Comcast And Netflix: We’re Chill

A story appeared this week in the the music trade Digital Music News claiming that Comcast had coerced Netflix into their recently announced agreement to bundle the streaming service in with Comcast’s pay-TV offering by threatening to impose “paid prioritization” charges on Netflix for delivering its streams to Comcast broadband customers.

The story cited an anonymous source, who pointed to a paragraph in the press release announcing the deal, which reported that “Netflix-related billing will be handled directly by Comcast, giving customers one, simple monthly statement,” as evidence of Comcast’s arm-twisting.

“That billing relationship was apparently something Netflix never wanted to relinquish.  But the on-demand platform has been forced to concede — or face seriously-elevated access charges,” DMW claimed. “Of course, that development opens the door for every other ISP to pinch Netflix in exactly the same manner.  Which means the FCC’s net neutrality rollback is already shifting the playing field in favor of ISPs.”

The report was quickly and vehemently denied by both companies. “These assertions are completely false and have no basis in fact,” Comcast said in a statement given to DMW after the story first appeared. Netflix called the report “entirely false.”

Indeed, the story was a particularly lurid example of a genre of net neutrality scare stories that betray little understanding of the actual power dynamics of the pay-TV and OTT businesses these days. There are lots of reasons to be concerned about the FCC’s abdication, but the fate of Netflix is not one of them.

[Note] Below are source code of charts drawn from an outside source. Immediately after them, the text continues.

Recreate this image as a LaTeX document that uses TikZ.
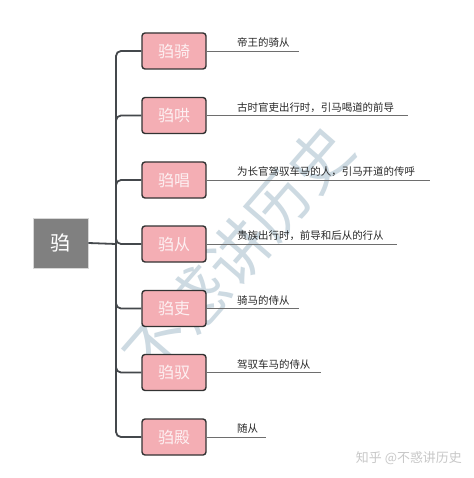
\documentclass[tikz,border=0pt]{standalone}
\usepackage{fontspec}
\setmainfont{Noto Sans CJK SC}
\definecolor{boxborder}{RGB}{51,51,51}
\definecolor{boxfill}{RGB}{244,174,180}
\definecolor{boxtext}{RGB}{253,240,242}
\definecolor{rootfill}{RGB}{128,128,128}
\definecolor{rootedge}{RGB}{215,215,215}
\definecolor{conncol}{RGB}{68,72,76}
\definecolor{leafcol}{RGB}{110,110,110}
\definecolor{leaftxt}{RGB}{40,40,40}
\definecolor{wmcol}{RGB}{205,218,226}
\definecolor{zhcol}{RGB}{200,200,200}
\begin{document}
\begin{tikzpicture}[x=1bp,y=-1bp,
  childbox/.style={draw=boxborder, line width=1.4bp, fill=boxfill, rounded corners=3bp, minimum width=64bp, minimum height=36bp, inner sep=0pt, text=boxtext, font=\fontsize{16}{16}\selectfont},
  rootbox/.style={fill=rootfill, draw=rootedge, line width=0.8bp, minimum width=55bp, minimum height=50bp, inner sep=0pt, text=white, font=\fontsize{20}{20}\selectfont},
  conn/.style={draw=conncol, line width=1.8bp},
  leafline/.style={draw=leafcol, line width=0.9bp},
  leaftext/.style={anchor=south west, inner sep=0pt, text=leaftxt, font=\fontsize{10.5}{11}\selectfont},
  wm/.style={text=wmcol, font=\fontsize{62}{62}\selectfont, inner sep=0pt},
  zh/.style={text=zhcol, font=\fontsize{13}{13}\selectfont, inner sep=0pt}
]
\useasboundingbox (0,0) rectangle (474,478);
\fill[white] (0,0) rectangle (474,478);
% watermark
\node[wm, rotate=49] (wmark) at (238,252) {不惑讲历史};
\node[zh, anchor=east] (zhihu) at (462,458) {知乎 @不惑讲历史};
% root
\node[rootbox] (root) at (60.5,243) {驺};
\coordinate (j) at (116,244);
% children
\node[childbox] (c1) at (174,51) {驺骑};
\node[childbox] (c2) at (174,115.5) {驺哄};
\node[childbox] (c3) at (174,180) {驺唱};
\node[childbox] (c4) at (174,244) {驺从};
\node[childbox] (c5) at (174,308.5) {驺吏};
\node[childbox] (c6) at (174,372.5) {驺驭};
\node[childbox] (c7) at (174,437) {驺殿};
% connectors
\draw[conn] (root.east) -- (j);
\foreach \i in {1,...,7}{
  \draw[conn, rounded corners=5bp] (j) |- (c\i.west);
}
% leaf lines and texts
\coordinate (e1) at (299,51);
\coordinate (e2) at (408,115.5);
\coordinate (e3) at (430,180);
\coordinate (e4) at (397,244);
\coordinate (e5) at (299,308.5);
\coordinate (e6) at (321,372.5);
\coordinate (e7) at (266,437);
\foreach \i in {1,...,7}{
  \draw[leafline] (c\i.east) -- (e\i);
}
\node[leaftext] (t1) at (237,48) {帝王的骑从};
\node[leaftext] (t2) at (237,112.5) {古时官吏出行时，引马喝道的前导};
\node[leaftext] (t3) at (237,177) {为长官驾驭车马的人，引马开道的传呼};
\node[leaftext] (t4) at (237,241) {贵族出行时，前导和后从的行从};
\node[leaftext] (t5) at (237,305.5) {骑马的侍从};
\node[leaftext] (t6) at (237,369.5) {驾驭车马的侍从};
\node[leaftext] (t7) at (237,434) {随从};
\end{tikzpicture}
\end{document}
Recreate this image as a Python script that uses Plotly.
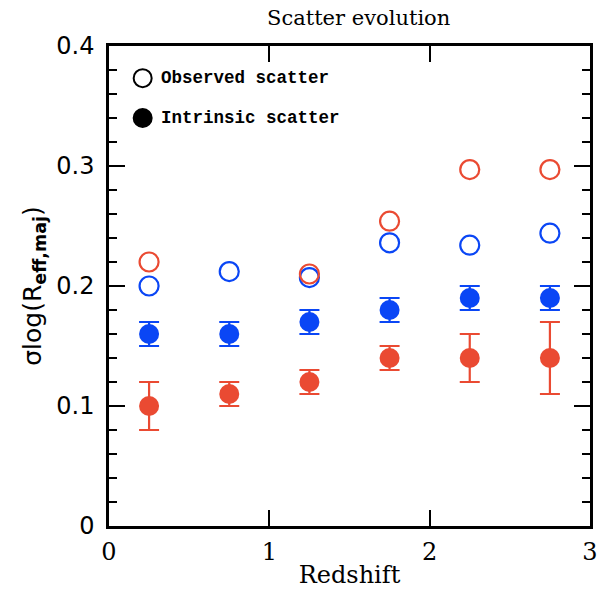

With nearly 57 million U.S. subscribers, Netflix has more than twice the number of customers as any ISP, including Comcast. And it’s probably growing faster than any ISP as well, adding 1.2 million U.S. subs in just the first quarter of 2018 despite raising prices. No one is going to be putting the “pinch” on Netflix at this point.

If anything, ISPs need Netflix, to drive sales of faster broadband speeds, more than the other way around, which is why Comcast is now hugging its one-time rival so tightly.

To cite another, anecdotal, example of that dynamic, I recently switched my ISP service from Comcast to Verizon FiOS, which is giving me a year of Netflix for free even though I’m already a Netflix subscriber. I’m pretty sure that arrangement isn’t free for Verizon, however. Verizon may be getting a bulk rate on the Netflix subs it is giving away but it’s paying Netflix something for them.

Verizon, in other words, is willing to take a financial hit even where it doesn’t have to — I would have signed up for FiOS without the promotional Netflix offer — because it wants to associate its broadband service with the streaming brand.

(The arrangement also means, incidentally, that Verizon has effectively taken over my billing relationship with Netflix, at least for the next year.)

In fairness to DMW, the billing arrangement might once have been important to Netflix, but at this point it’s probably not a top priority. Billing is a cost center for any service provider and turning those duties over to Comcast is probably a cost-saver for Netflix. Burying itself in the Comcast bill might also reduce a certain amount of churn for Netflix, positively impacting another costly problem for subscription services.

Of far more importance than the billing relationship is the data relationship, and would indeed be interesting to know what the parties of worked out on that score. Comcast, which owns NBCUniversal, would no doubt love to know what Netflix viewers are actually watching. Whether the new arrangement will give them any more incite on that is not clear. For it’s part, one advantage Netflix has had over rivals like HBO, until recently, has been that Netflix has extensive data on its subscribers and everything they watch, whereas, until the launch of HBO Now, the pay-TV network has not had access to comparable data. It is very unlikely Netflix would give up access to that data as part of the Comcast deal.

The biggest problem with the DMW story and its like, however, is that it gets the reason the Comcast-Netflix deal is important exactly the wrong way around. Far from being able to soak Netflix for “paid prioritization” fees, the real value of the deal to Comcast is that it is adding a hugely valuable programming brand to its pay-TV service without the concomitant carriage fees.

That could indeed be a game-changer, although which direction it ultimately breaks is not yet clear. The deal could be an indication that Comcast (and perhaps other cable ISPs) is looking to begin salting its pay-TV service with OTT brands, which could act as a hedge against ever-growing carriage and retransmission fees from incumbent networks.

It could also turn out to be a first step toward Netflix charging ISPs for carriage, just as traditional linear networks charge pay-TV operators.

Either outcome would mark a significant turning point in the evolution of the TV/OTT business. But it has nothing to do with net neutrality.